During his travels over the 84 years of his life he met many worthy disciples that were destined to come under his tutelage. Highest among the disciples was Dvagpo Rimpoche (Gambopa). The most well known among them was Rechung who entreated him to tell in detail the story of his life (summarized in this narrative) which was recorded for the benefit of all sentient beings, even into the far future. These two disciples were respectively like the sun and the moon. The most exalted of beings met by Milarepa was a Maha-Purusha (Great Being) he had the excellent fortune of meeting - an Exalted Being mentioned by the Buddha himself as one of the guardians and protectors of the human race who live on through the centuries far from human habitation.
Besides his two chief disciples, Milarepa had 25 additional highly accomplished disciples, both men and women, who became saints. Another hundred made such progress that they did not take rebirth. Another hundred and eight Great Ones obtained excellent experience and knowledge from meditation. A thousand sadhus and yogis, both men and women, renounced worldly life and lived lives of exemplary piety. Innumerable lay disciples formed a religious relationship with Milarepa so that the gateway to lower states of existence was closed to them forever.
Thus did Milarepa radiate spiritual light like a beacon, drawing vast numbers of sentient beings forward toward the light of deliverance and dispelling in all directions the darkness of selfishness and ignorance.
Milarepa's Initial Realizations
I have understood this body of mine to be the product of ignorance, composed of flesh and blood and lit up by the perceptive power of consciousness. To those fortunate ones who long for emancipation it may be the great vessel by which they may procure Freedom. But to the unfortunates who only sin, it may be the guide to lower and miserable states of existence. This our life is the boundary mark whence one may take an upward or downward path. Our present time is a most precious time, wherein each of us must decide, in one way or other, for lasting good or lasting ill.
One who aims only at his own individual peace and happiness adopts the lower path (Hinayana), but he who devotes the merits of his love and compassion to the cause of others belongs to the higher path (Mahayana).
In meditating on the Final Goal, one has to discover the non-existence of the personal Ego, and therefore the fallacy that it exists (i.e. because everything in the universe with name and form is basically illusory in nature)
To realize the state of non-existence of the personal ego, the mind must be kept in quiescence. In that state, thoughts, ideas, and cognition cease and the mind (awareness) passes into a state of perfect tranquility so that days, months, and years may pass without the person perceiving it; thus the passage of time has to be marked for him by others.
The visions of the forms of the Deities which appear in meditation are merely signs attending the perseverance in meditation. They have no intrinsic worth or value in themselves.

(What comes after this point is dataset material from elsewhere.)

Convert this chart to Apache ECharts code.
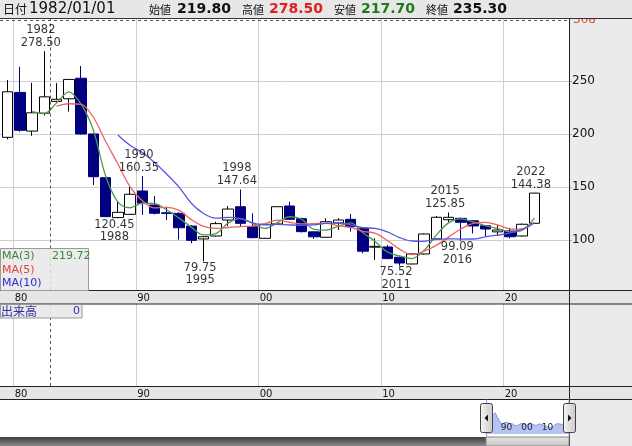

All the efforts put forth during this path must be made in a spirit of compassion with the aim of dedicating the merit of one's efforts to the Universal Good. There is a need of mentally praying and wishing for blessings on others so earnestly that one's mind processes also transcend thought.
Just as the mere name of food does not satisfy the appetite of a hungry person but he must eat food, so also a man who would learn about the Voidness (i.e. Universal Awareness) must meditate so as to realize it, not just learn of its definition.